Top Democrats took sides against her. Senator Dianne Feinstein told mourners at Espinoza’s memorial that the case warranted the death penalty, then suggested outside the church that she never would have backed Harris had she known she opposed capital punishment.
It took years for Harris to restore alliances within law enforcement. But her ability to remain steadfast even under fierce political pressure enforced her image as an unflappable, incorruptible public servant. In that role, she capably prosecuted career criminals, racketeers and sexual predators but also initiated a small programme called “Back on Track”, an alternative to incarceration for first-time non-violent offenders.

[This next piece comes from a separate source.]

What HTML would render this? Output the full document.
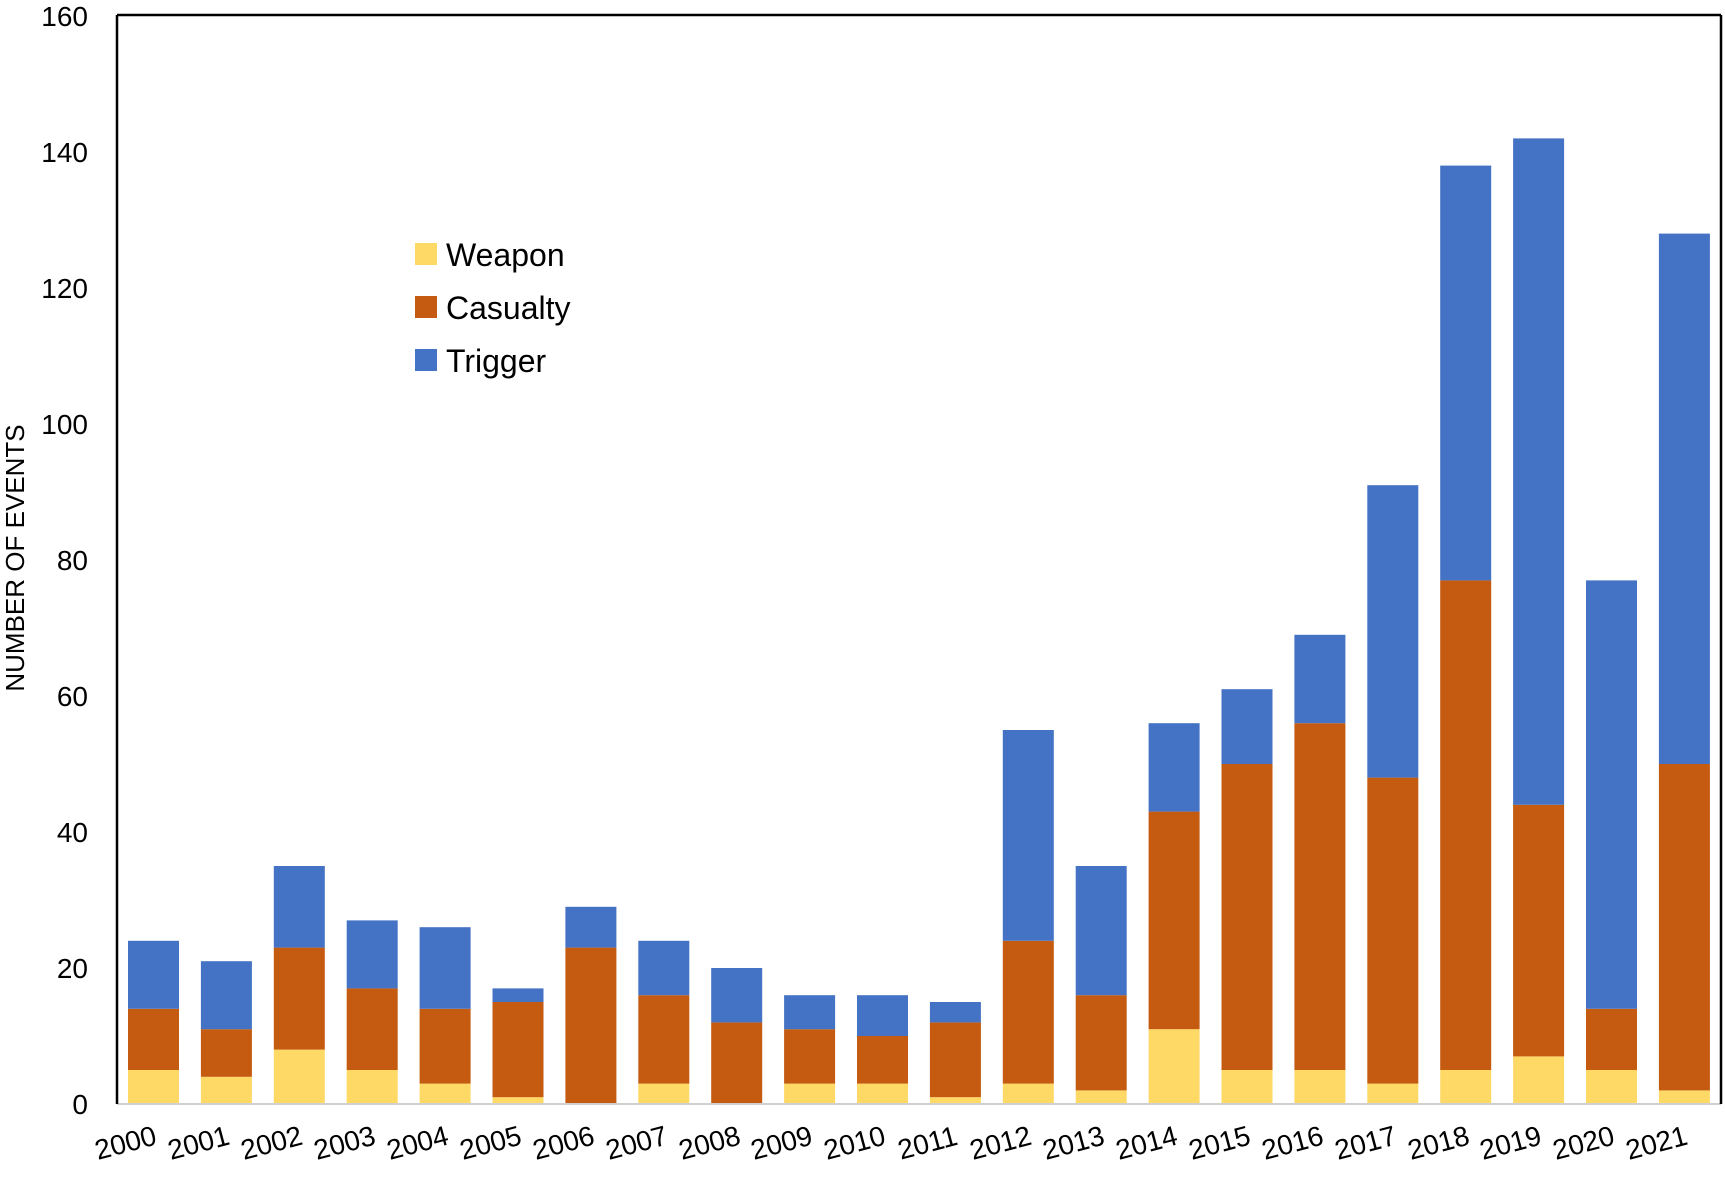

She also created environmental crimes and hate crimes units, surrounding herself with capable people and demanding their best, frequently reminding herself of her mother’s familiar axiom, “You might be the first to do something, but you will not be the last.”
Morain contends that Harris launched herself onto the national stage like a two-stage jet-propelled rocket. The first was fired when she came out strong and early in support of Senator Barack Obama’s candidacy for the Democratic presidential nomination when California was still powerfully behind Senator Hillary Clinton. The second stage was when she announced her desire to run for California Attorney-General - or AG, which is also the California acronym for “Another Governor”.
Harris, 46 at the time, was running as “the female Barack Obama” against popular, white 63-year-old Republican LA County district attorney Steve Cooley, a police reservist and career prosecutor. The Republican strategists were the first to acknowledge Harris’ potential and invested a great deal of energy and money into the race, which was so close it was not decided until weeks after Election Day. Harris won by a margin of less than 1%.
Once in office, Harris demonstrated her political independence by rejecting pressure from the Obama administration to settle a nationwide lawsuit against mortgage lenders for unfair practices. Instead, she pressed California’s case and in 2012 won a judgment five times higher than that originally offered. Her refusal to defend Proposition 8 (2008), which banned same sex marriage in the state, helped lead to it being overturned in 2013. Harris’s book, Smart on Crime (2009; cowritten with Joan O’C Hamilton), was considered a model for dealing with the problem of criminal recidivism.
In 2016, Harris ran as the Democratic candidate for a vacant California Senate seat. Harris defeated her Republican opponent in a landslide, winning 54 out of 58 counties. As a new senator, she was taken under the wing of her former political critic, Senator Dianne Feinstein, who instructed her on what committees to vie for, and how to make her presence felt in an intransigent Senate with its intransigent Republican majority.
Senator Harris quickly made an impression on the Senate Judiciary Committee as the skillful questioner of former Attorney-General Jeff Sessions and Trump’s Supreme Court nominee Brett Kavanaugh over their knowledge of alleged Russian interference in the 2016 US election. Her star was rising.
When I ask Morain how his perception of Harris has changed over time, he answers that he no longer believes she is overly cautious and ducks issues, but that strategic perseverance underlines her decisions as she continues on what he describes as her “laser-focused career path”.
Asked how she will influence Biden’s political decision making and policy stances, Morain laughs and says, “She isn’t a potted plant who will stand in the corner and do nothing. She will speak her mind to Biden in private, doing all she can to help him succeed, for President Biden’s successes will reflect on her and certainly influence her own political future.”
Strategic perseverance, thoughtful study, careful reason: all are “Kamala’s Way”.